Basic Principles of Acid-Base Chemistry
Hydrogen Iodide ($\text{HI}$) is recognized as one of the strongest acids, often employed in industrial chemistry. Methanol ($\text{CH}_3\text{OH}$) is the simplest alcohol, consisting of a methyl group and a hydroxyl group. The interaction between these two entities is a classic example of how a strong acid drives a fundamental organic reaction.
The Brønsted-Lowry theory defines acids as proton donors and bases as proton acceptors. When an acid and a base mix, a proton ($\text{H}^+$) is transferred, forming a new conjugate acid and conjugate base pair. Alcohols, including methanol, are considered amphoteric, meaning they can act as either an acid or a base depending on the environment. The oxygen atom in methanol has lone pairs of electrons, allowing it to accept a proton and function as a base when confronted with a stronger acid.
The Specific Reaction: Products Formed
When hydrogen iodide is introduced to methanol, the extreme acidity of $\text{HI}$ forces methanol to act as a base. The reaction begins with the rapid transfer of a proton from $\text{HI}$ to the oxygen atom of methanol. This acid-base reaction protonates the hydroxyl group, converting the poor leaving group ($\text{-OH}$) into water ($\text{H}_2\text{O}$), which is an excellent leaving group.
The protonation creates a positively charged oxonium ion intermediate. Simultaneously, hydrogen iodide dissociates fully, releasing the stable iodide ion ($\text{I}^-$) into the solution. The iodide ion then functions as a nucleophile, attracted to the electrophilic carbon atom within the protonated methanol.
Since methanol is a primary alcohol, the iodide ion attacks the carbon from the opposite side of the departing water molecule in a concerted process. This second step is classified as an $\text{S}_{\text{N}}2$ (Substitution Nucleophilic Bimolecular) reaction. The carbon-oxygen bond breaks as the new carbon-iodine bond forms, resulting in the expulsion of the neutral water molecule.
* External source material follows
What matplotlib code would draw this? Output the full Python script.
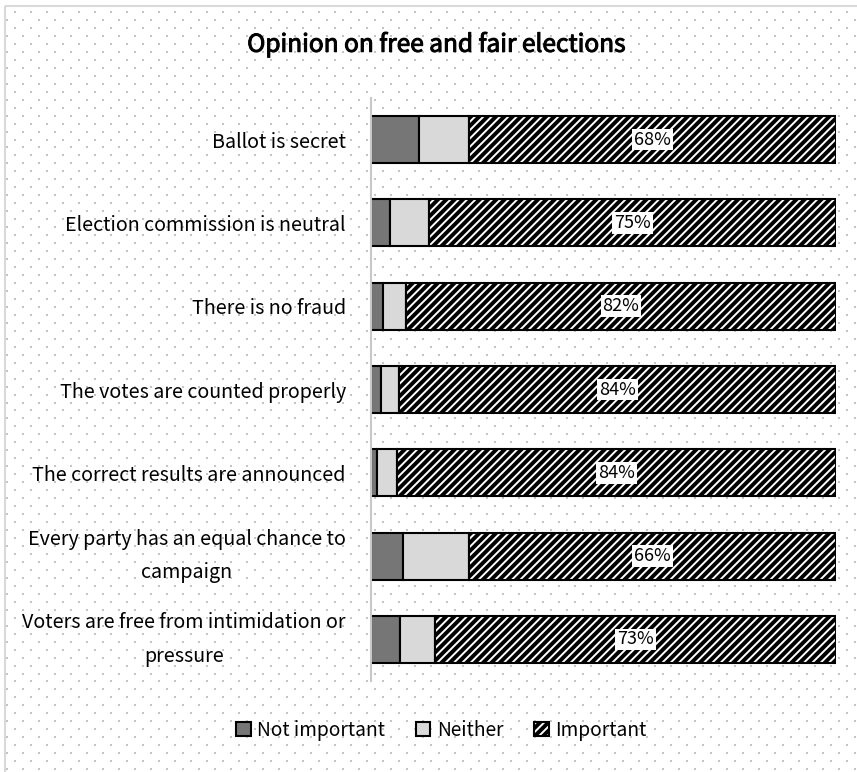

The overall transformation converts the alcohol into an alkyl halide and water: $\text{HI} + \text{CH}_3\text{OH} \rightarrow \text{CH}_3\text{I} + \text{H}_2\text{O}$.
Factors Contributing to HI’s Acid Strength
The entire process hinges on the strength of hydrogen iodide, which is the most potent of the hydrohalic acids. This strength is primarily due to the physical properties of the iodine atom and the resulting stability of its conjugate base. Because the iodine atom is significantly larger than other halogens, the bond between hydrogen and iodine is very long.
The extended length of the $\text{H}–\text{I}$ bond makes it exceptionally weak compared to other hydrogen halides like $\text{HBr}$ or $\text{HCl}$. A weaker bond requires less energy to break, allowing the molecule to readily dissociate and release its proton ($\text{H}^+$). The large atomic radius of the iodine atom also ensures the stability of its conjugate base, the iodide ion ($\text{I}^-$). When the proton is released, the resulting negative charge is dispersed over the large surface area of the iodine atom, creating low charge density. This stability strongly favors the dissociation of the acid.